Hang Seng Ping Income Fund opens for public sale
The Hang Seng Ping Income Fund has opened for public sale providing investors with an opportunity to capture income and growth potential in Asian markets amid current market volatility.
The fund is managed by Hang Seng Investment Management Limited (HSVM) with Ping An of China Asset Management (Hong Kong) (PAAMC HK) as the sub-investment Manager, responsible for the fund's investments in debt securities. Regular asset allocation between equities and bonds will take place to deliver optimised results. This fund has been launched to pave the way for the upcoming official implementation of the cross-boundary Wealth Management Connect pilot scheme ('Wealth Management Connect').
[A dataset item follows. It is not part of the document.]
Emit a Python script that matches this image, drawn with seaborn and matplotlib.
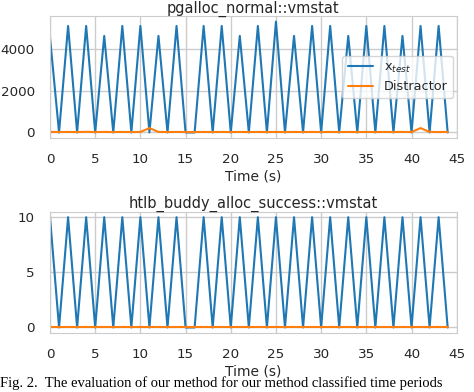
import numpy as np
import pandas as pd
import matplotlib
matplotlib.use("Agg")
import matplotlib.pyplot as plt
import seaborn as sns

# time axis (one sample per second)
time_s = list(range(45))

# pgalloc_normal::vmstat
pg_xtest = [4570, 0, 5130, 0, 5130, 0, 4650, 0, 5130, 0,
            5130, 0, 4650, 0, 5130, 0, 0, 5130, 0, 5130,
            0, 4650, 0, 5130, 0, 5340, 0, 4650, 0, 5130,
            0, 5130, 0, 4650, 0, 5130, 0, 5130, 0, 4650,
            0, 5130, 0, 5130, 0]
pg_distractor = [25, 20, 25, 20, 30, 20, 25, 20, 25, 20,
                 25, 210, 25, 20, 25, 20, 20, 25, 20, 25,
                 20, 25, 20, 25, 20, 25, 20, 25, 20, 25,
                 20, 25, 20, 25, 20, 25, 20, 25, 20, 25,
                 20, 210, 25, 20, 25]

# htlb_buddy_alloc_success::vmstat
htlb_xtest = [10, 0, 10, 0, 10, 0, 10, 0, 10, 0,
              10, 0, 10, 0, 10, 0, 0, 10, 0, 10,
              0, 10, 0, 10, 0, 10, 0, 10, 0, 10,
              0, 10, 0, 10, 0, 10, 0, 10, 0, 10,
              0, 10, 0, 10, 0]
htlb_distractor = [0] * 45

series_names = [r"x$_{test}$", "Distractor"]
titles = ["pgalloc_normal::vmstat", "htlb_buddy_alloc_success::vmstat"]
x_ticks = [0, 5, 10, 15, 20, 25, 30, 35, 40, 45]
y_ticks_top = [0, 2000, 4000]
y_ticks_bottom = [0, 5, 10]
caption = "Fig. 2.  The evaluation of our method for our method classified time periods"


def to_long(xtest, distractor):
    df = pd.DataFrame({"time": time_s * 2,
                       "value": xtest + distractor,
                       "series": [series_names[0]] * len(xtest) + [series_names[1]] * len(distractor)})
    return df


sns.set_style("whitegrid")
plt.rcParams["font.family"] = ["DejaVu Sans"]

fig = plt.figure(figsize=(4.74, 3.92), dpi=100)
ax1 = fig.add_axes([0.1055, 0.648, 0.858, 0.311])
ax2 = fig.add_axes([0.1055, 0.1505, 0.858, 0.3095])

palette = {series_names[0]: "#1f77b4", series_names[1]: "#ff7f0e"}

panels = [(ax1, pg_xtest, pg_distractor, y_ticks_top),
          (ax2, htlb_xtest, htlb_distractor, y_ticks_bottom)]

for i, (ax, xt, dist, yt) in enumerate(panels):
    df = to_long(xt, dist)
    sns.lineplot(data=df, x="time", y="value", hue="series", palette=palette,
                 linewidth=1.5, ax=ax, legend=(i == 0))
    ax.set_xlim(0, 45)
    ax.set_xticks(x_ticks)
    ax.set_yticks(yt)
    ax.set_xlabel("Time (s)", fontsize=10, labelpad=2)
    ax.set_ylabel("")
    ax.set_title(titles[i], fontsize=10.5, pad=2.5)
    ax.tick_params(axis="both", labelsize=9.7, pad=7.5, colors=".15")
    ax.grid(color=".8", linewidth=1)
    for sp in ax.spines.values():
        sp.set_color(".8")

ax1.set_ylim(-267, 5606)
ax2.set_ylim(-0.5, 10.5)

handles, labels = ax1.get_legend_handles_labels()
ax1.legend(handles, labels, loc="center right", fontsize=9.3, frameon=True,
           borderaxespad=0.3, handlelength=2.0, borderpad=0.4, labelspacing=0.4)

fig.text(0.0, 0.004, caption, family="Liberation Serif", fontsize=10.5,
         va="bottom", ha="left", color="black")

fig.savefig("out.png", dpi=100)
The fund aims to provide income and long-term capital growth through investing primarily in a balanced portfolio consisting of equity and debt securities from Asia-Pacific markets (excluding Japan).
As of 28 February, the major markets include mainland China, Australia, Taiwan, Hong Kong and South Korea while major sectors include information technology, consumer discretionary, real estate, financials and materials.
The fund offers both HKD and USD income classes and intends to pay monthly distributions with an annualised dividend yield of around 4 per cent (dividend yield is not guaranteed and may be paid out of capital). The management fee is 1.5 per cent per annum and the estimated ongoing charges is 1.9 per cent. Since its launch in August last year to professional investors, the fund has achieved a net return performance of 11.4 per cent. Net return performance from the Fund launch date to 2020 year-end was 8.3% and the net return performance for the year to date was 2.8 per cent.
Rosita Lee, Director and CEO of HSVM, says: "In the low interest rate environment, coupled with recent market volatility, it is difficult for investors to identify an optimal time to invest their wealth. This fund offers a balanced investment strategy that focuses on Asia-Pacific assets, with the hope of offering investors the opportunity to capture income and growth potential in Asian stock markets while achieving lower volatility coupled with stable income through investing into Asian bonds. Leveraging the joint expertise of HSVM and PAAMC HK, this fund further strengthens our platform for future growth, particularly with the anticipated official implementation of Wealth Management Connect, which will create enormous business opportunities for the financial industry in the Greater Bay Area."
Chi Kit Chai, CIO and Head of Capital Markets of PAAMC HK, says: "We are very excited to partner with HSVM. The combined expertise and resources of both firms create great synergy and bring invaluable opportunities to our clients. Global interest rates are at historic low levels, which is eroding income for many investors. Currently, Asia bonds offer significant yield pickup compared to bonds in other regions. Combining Asian bonds with Asian equity, this fund seeks to achieve both income generation and capital appreciation while taking advantage of the low correlation between bonds and equity to lower volatility. With the upcoming Wealth Management Connect, this fund can enhance our product portfolio, enabling us to capture this enormous opportunity to serve investors on both sides of the border."
Customers can buy the fund at Hang Seng branches and through Hang Seng e-Banking starting from today, with minimum subscription amounts equivalent to HKD20,000 and HKD5,000 respectively. The fund will also be available on online distribution platforms, including Hang Seng's SimplyFund platform starting from 12 April, with a minimum subscription amount of HKD1 and the mobile platform of Lufax Holding Ltd subsidiary, Lu Hong Kong, starting from 29 March, with a minimum subscription amount of HKD100.